I’d like to address Rick Warren’s use of the word Worldview. At the very beginning of the forum he says that faith and worldview are the same thing. That’s just dead wrong. He then asks the candidates about their faith in terms of worldview. The idea of Worldview is actually a philosophical construct. It is very old and yet Evangelicals have coined the term so closely to faith, that Rick Warren has here actually made the two one. The original word in German is Weltanschauung. Faith is not a perspective. Faith has an object: God. Faith is nothing without its object. This is very important. In a terribly ad hoc, sloppy manner, Rick Warren here turns faith into a way of seeing the world in order to identify with a presidential candidate. That’s just sick. I don’t believe I’m just haggling over words here. Theology and Philosophy, while both relating to cognitive belief, are distinct. In blurring the lines Rick Warren is really out of line.

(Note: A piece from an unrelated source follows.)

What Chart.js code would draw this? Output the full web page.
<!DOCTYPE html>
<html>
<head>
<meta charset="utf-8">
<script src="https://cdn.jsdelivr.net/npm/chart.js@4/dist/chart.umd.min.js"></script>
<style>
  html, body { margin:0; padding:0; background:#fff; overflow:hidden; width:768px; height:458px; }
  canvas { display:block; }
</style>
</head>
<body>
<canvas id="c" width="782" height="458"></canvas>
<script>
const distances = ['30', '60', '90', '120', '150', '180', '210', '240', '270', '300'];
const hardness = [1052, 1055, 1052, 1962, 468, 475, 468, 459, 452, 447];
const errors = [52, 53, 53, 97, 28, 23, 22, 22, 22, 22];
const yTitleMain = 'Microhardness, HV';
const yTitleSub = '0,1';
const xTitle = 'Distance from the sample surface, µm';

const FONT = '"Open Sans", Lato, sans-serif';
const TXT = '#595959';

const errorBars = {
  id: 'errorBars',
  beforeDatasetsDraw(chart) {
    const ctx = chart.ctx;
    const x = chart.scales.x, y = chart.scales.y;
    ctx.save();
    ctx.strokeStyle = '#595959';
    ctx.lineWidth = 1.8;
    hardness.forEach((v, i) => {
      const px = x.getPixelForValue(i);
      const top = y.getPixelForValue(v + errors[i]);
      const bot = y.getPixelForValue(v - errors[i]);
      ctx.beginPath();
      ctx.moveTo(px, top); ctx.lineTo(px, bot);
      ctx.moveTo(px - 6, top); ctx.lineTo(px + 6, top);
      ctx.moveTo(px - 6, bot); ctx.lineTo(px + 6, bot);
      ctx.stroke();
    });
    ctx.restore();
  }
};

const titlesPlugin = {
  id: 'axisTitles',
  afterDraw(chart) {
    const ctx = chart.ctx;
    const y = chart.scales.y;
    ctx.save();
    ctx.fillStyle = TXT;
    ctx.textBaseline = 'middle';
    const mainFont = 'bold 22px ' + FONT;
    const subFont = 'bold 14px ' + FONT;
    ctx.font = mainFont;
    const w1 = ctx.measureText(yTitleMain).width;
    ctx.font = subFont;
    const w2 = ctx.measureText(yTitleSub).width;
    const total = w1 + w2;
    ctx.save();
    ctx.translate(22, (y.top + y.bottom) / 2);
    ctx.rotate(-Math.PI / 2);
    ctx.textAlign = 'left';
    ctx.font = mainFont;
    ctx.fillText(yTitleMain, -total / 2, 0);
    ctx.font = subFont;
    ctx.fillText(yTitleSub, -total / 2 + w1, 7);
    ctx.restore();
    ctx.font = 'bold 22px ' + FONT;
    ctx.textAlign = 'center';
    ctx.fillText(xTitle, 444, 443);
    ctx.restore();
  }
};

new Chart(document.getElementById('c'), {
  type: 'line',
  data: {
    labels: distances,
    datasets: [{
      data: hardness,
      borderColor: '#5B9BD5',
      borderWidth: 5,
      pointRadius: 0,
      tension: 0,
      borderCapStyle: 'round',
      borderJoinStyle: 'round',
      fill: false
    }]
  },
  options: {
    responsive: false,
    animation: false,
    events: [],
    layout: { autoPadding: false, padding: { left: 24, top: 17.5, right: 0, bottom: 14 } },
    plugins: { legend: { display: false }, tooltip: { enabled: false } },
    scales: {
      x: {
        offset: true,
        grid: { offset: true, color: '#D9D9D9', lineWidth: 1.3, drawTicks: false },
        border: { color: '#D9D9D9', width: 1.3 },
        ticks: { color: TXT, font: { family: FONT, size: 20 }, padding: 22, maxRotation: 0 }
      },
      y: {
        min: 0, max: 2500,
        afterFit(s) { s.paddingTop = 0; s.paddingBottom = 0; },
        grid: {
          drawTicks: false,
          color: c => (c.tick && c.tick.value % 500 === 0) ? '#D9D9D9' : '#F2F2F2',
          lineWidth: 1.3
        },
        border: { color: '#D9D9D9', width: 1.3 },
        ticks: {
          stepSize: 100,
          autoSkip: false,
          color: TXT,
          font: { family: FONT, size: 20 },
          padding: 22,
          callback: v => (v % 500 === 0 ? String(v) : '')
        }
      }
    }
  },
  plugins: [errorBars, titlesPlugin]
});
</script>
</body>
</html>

I first read about the forum in the Dallas Morning News, in an article titled, “McCain, Obama share their views on evil, marriage, abortion at faith forum.” The article describes the differences in candidate response to the question: “At what point does a baby get human rights in your view?” This question is what this whole forum will be remembered by. Here’s the video. The question falls at 3:48. Look at Obama’s total answer. I don’t care for his reply to this direct question, but he does give a thorough apologetic for the Democratic Party position. No surprise. His point that abortions have not decreased under President Bush is an important one, but I think it has been ignored.
For John McCain on the other hand, the crowd gave him a twelve second ovation in reply to the answer: “At the moment of human conception.” Does this question not seem framed to give them what they want to hear? Here’s the video, the same question on abortion starts at 3:15:
His actual reply after the applause was short and (for Republicans) sweet. “I have had a pro-life record for years.” Enough said. But is it really enough? Are pro-life politicians really delivering? Have they overturned Roe v. Wade? Have the made life better for babies, for children or for mothers seeking abortions? The question was about human rights. Obama seemed to say that it was a large question. McCain parsed code words. I don’t think either candidate dealt with the question, because I don’t think the question was as deep as it pretended to be.

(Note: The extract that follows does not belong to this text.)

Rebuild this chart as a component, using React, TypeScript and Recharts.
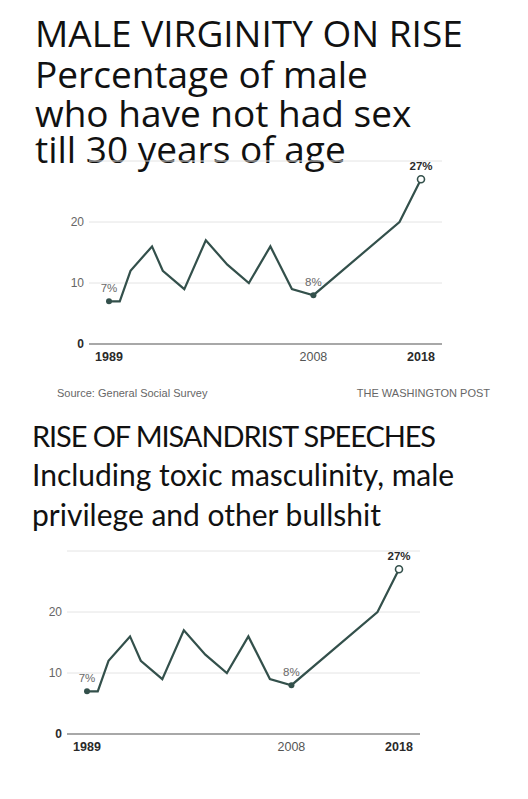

The Dallas Morning News typified it all by giving Richard Land the last word on Obama and McCain:
“I’ll take a third-class fireman over a first-class arsonist,” said Mr. Land.
And there you have it folks. Once again Evangelicals are given a pass on having to think. The right candidate again, drumroll please, is Republican. What a surprise. And in the name of bipartisan friendship Rick Warren does with a smile and an awww shucks demeanor what cold old Jim Dobson can’t do anymore—give Evangelicals a reason to vote on solely on abortion.
What would have been the better approach? Let people make up their own mind! Dissolve this stupid thing called “the Evangelical vote” altogether. Stop playing politics along with the world and just be a Christian. Voting for the President is actually the least important thing we can do as political people. Loving God and our neighbors is the most important. At best Saddleback’s forum was a distraction. At worst it was a tool for political power for the Religious Right.
One last funny note though, at one point (McCain video 2, :24 in) Warren says that he invited a couple hundred thousand of his personal friends to send in questions. Maybe THIS understanding of the words “personal friends” is how we should understand it every time he says it! So when he calls Obama and McCain personal friends he means the same thing. EVERYONE is a personal friend. Well, as a “personal friend” to Rick Warren, let me say this:
“Please pick your friends better Rick. Not everyone is really your friend. It doesn’t help us to understand friendship, or people, when everyone is a friend. . . . just as it doesn’t help us understand faith when you blur it with Worldview.”